AWS > IAM Identity Center > Groups

PIM と同様に、エスカレーションが可能な期限や、エスカレーション時に求める認証の強度が設定できます。ここでフィッシング耐性の強い認証を強制しておきたいですね。

特権エスカレーションの条件を設定

2 のドキュメントに同期サイクルに関する仕様が記載されていました。

  • When a user activates their group membership in Microsoft Entra ID PIM:
    • The group membership is provisioned in 2 – 10 minutes. When there is a high rate of requests at one time, requests are throttled at a rate of five requests per 10 seconds.
    • For the first five users within a 10-second period activating their group membership for a specific application, group membership is provisioned in the application within 2-10 minutes.
    • For the sixth user and above within a 10-second period activating their group membership for a specific application, group membership is provisioned to the application in the next synchronization cycle.

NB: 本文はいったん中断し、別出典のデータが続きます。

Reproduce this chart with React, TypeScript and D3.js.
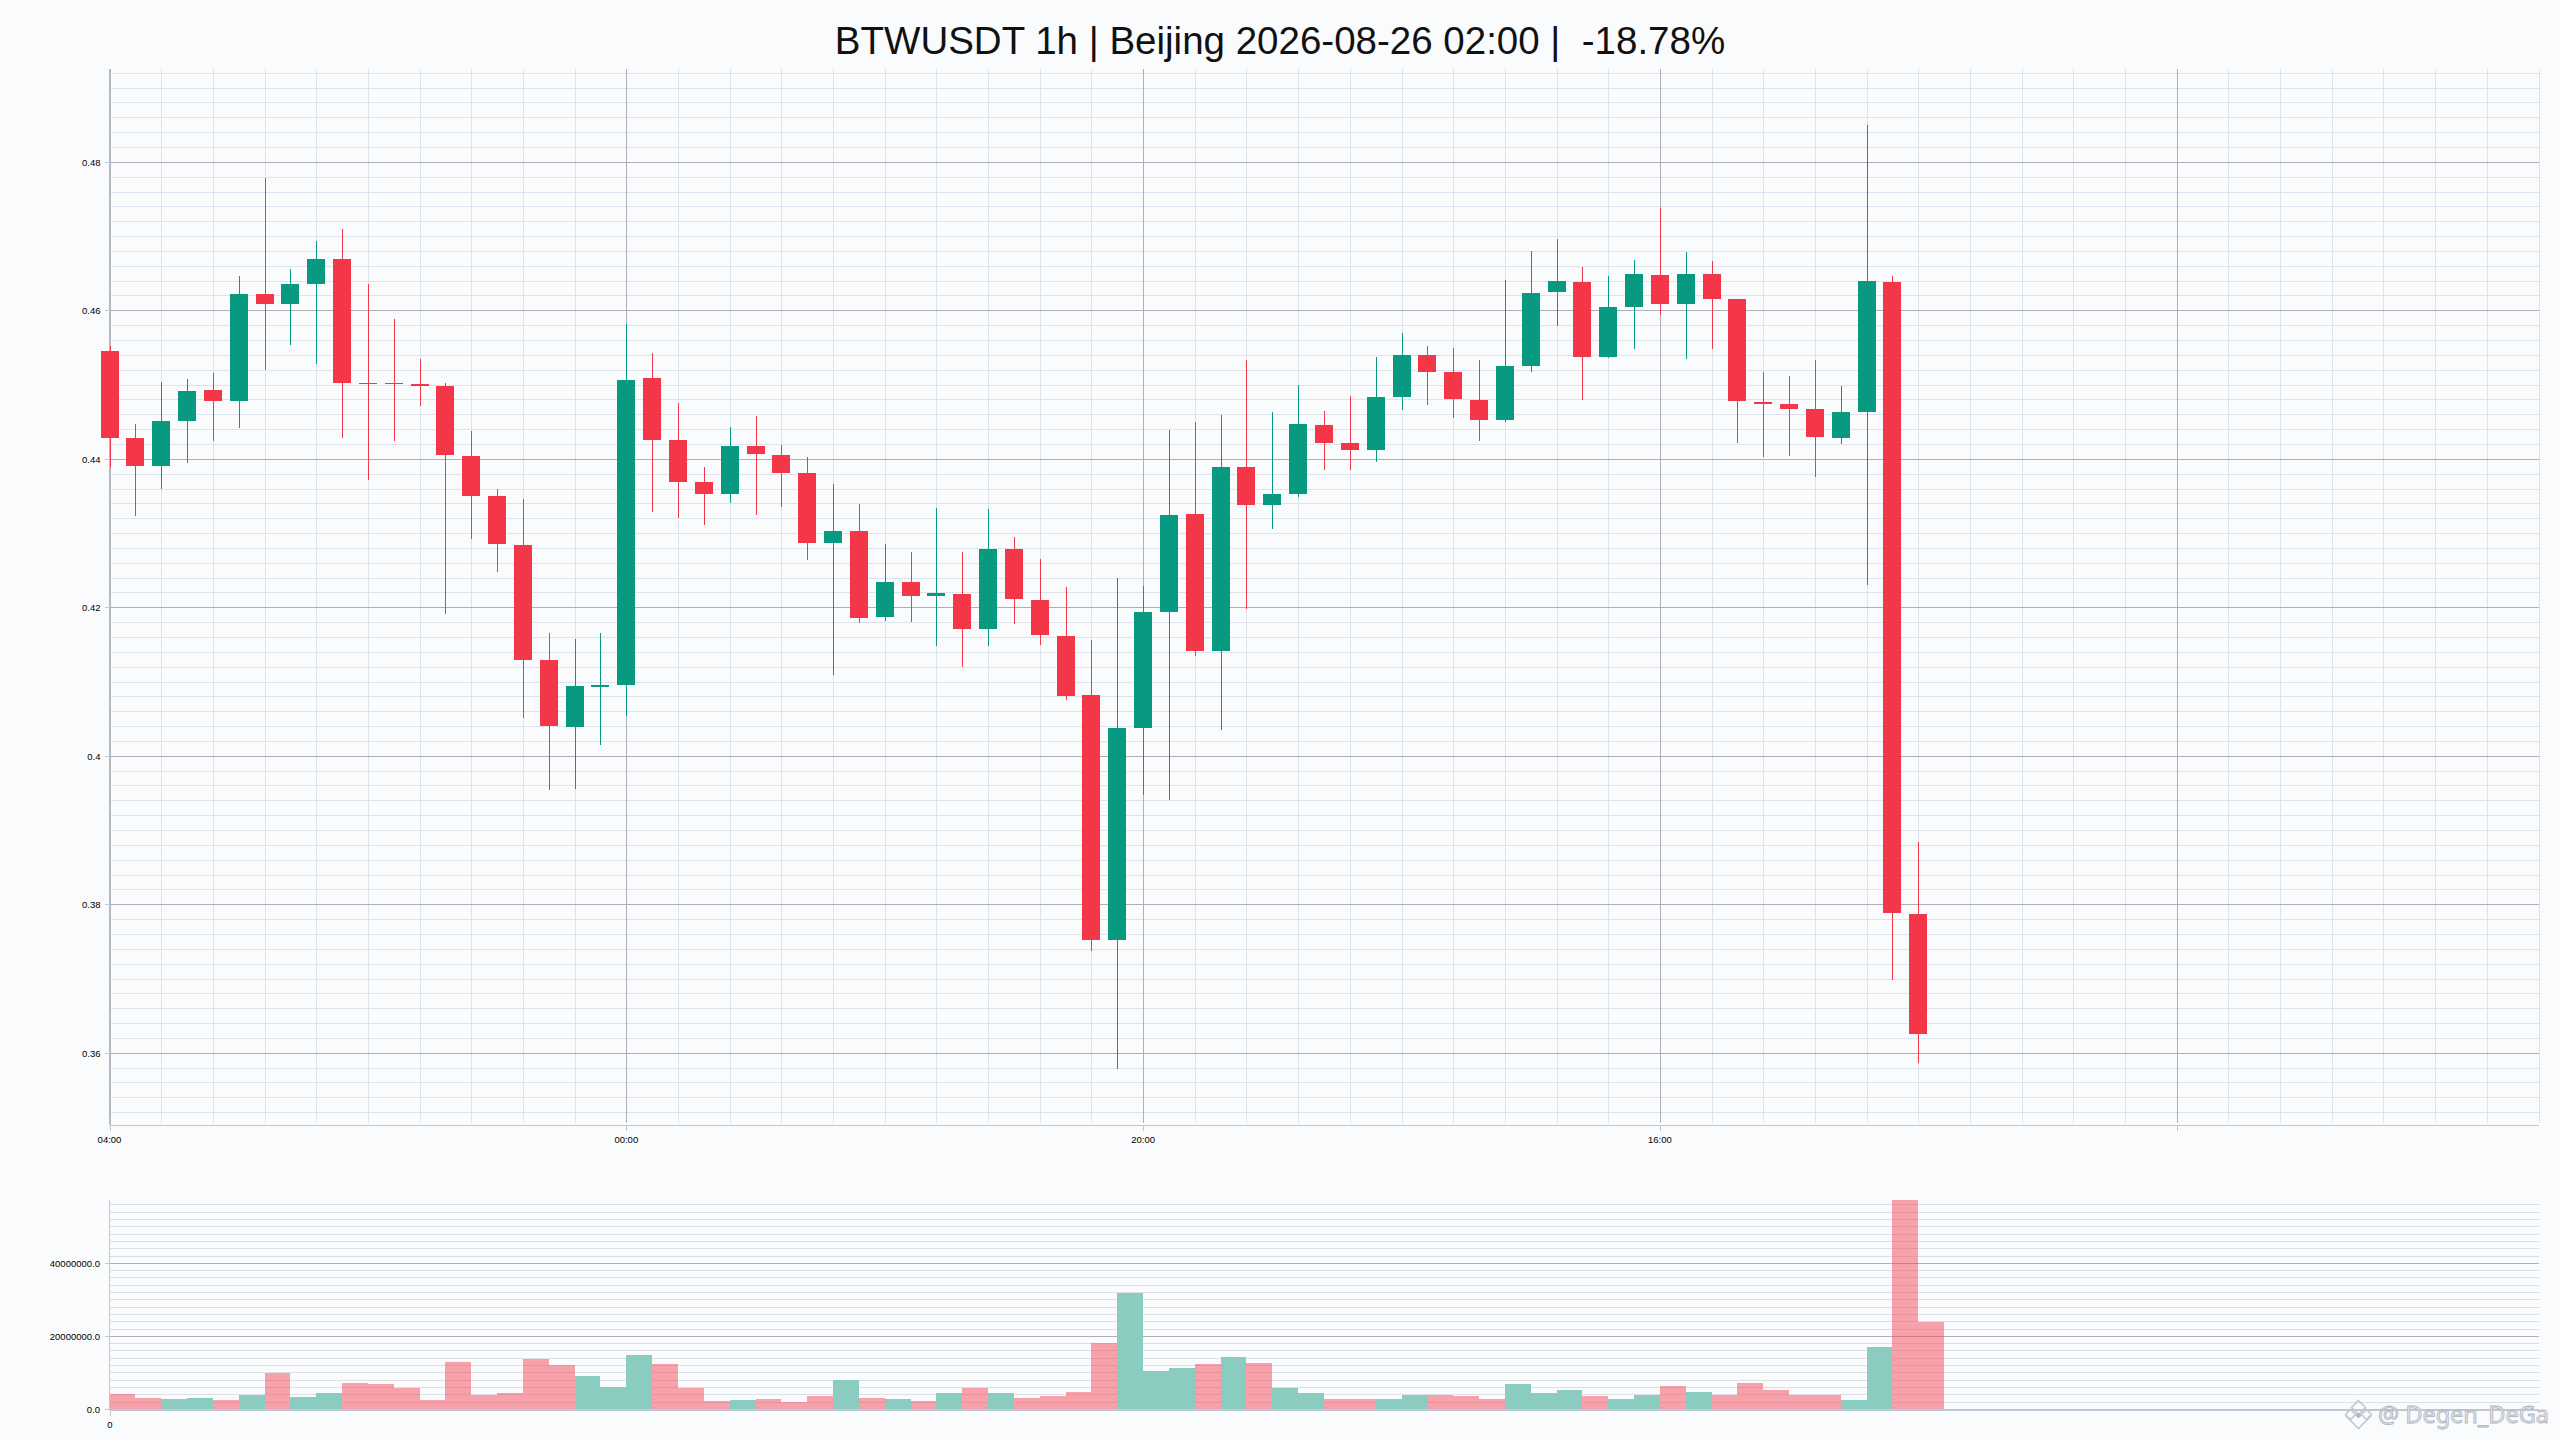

The synchronization cycle runs every 40 minutes. The throttling limits are per enterprise application.

PIM for Groups が適用されたグループへユーザが所属すると、通常は 2~10 分で状態がプロビジョニングされますが、所属ユーザが 5 人を超えると従来の同期サイクル (40 分毎) が適用されるようです。

グループのメンバーシップをアクティベートする

では、実際に PIM の画面から特権用グループへの所属をリクエストします。

Privileged Identity Management

しばらく待ってから AWS access portal 画面を確認すると、目的の権限セットが選択可能になっていました🎉

AWS access portal

ログ上では、グループの所属から 1 分以内にプロビジョニング処理が完了していました。ノーストレス。

また、任意のタイミングで 権限を Deactivate することもできます。グループから除外された後、こちらも 1 分ほどで AWS へのデプロビジョニングが実行されました。

My roles | Groups

実際に、メンテナンス作業を終えたメンバーは「作業が終わったので特権を無効化しておきました〜!」とセルフ対応してくれました。最高。

まとめ

Just-in-time application access with PIM for Groups によって、Entra ID 以外のアプリケーションに PIM による特権管理を拡張することが可能になりました。 「Entera ID と SAML/SCIM で連携しているアプリケーション」の制約はあるものの、「最小権限の原則」のもとセキュリティリスクを軽減できるとても嬉しい機能です。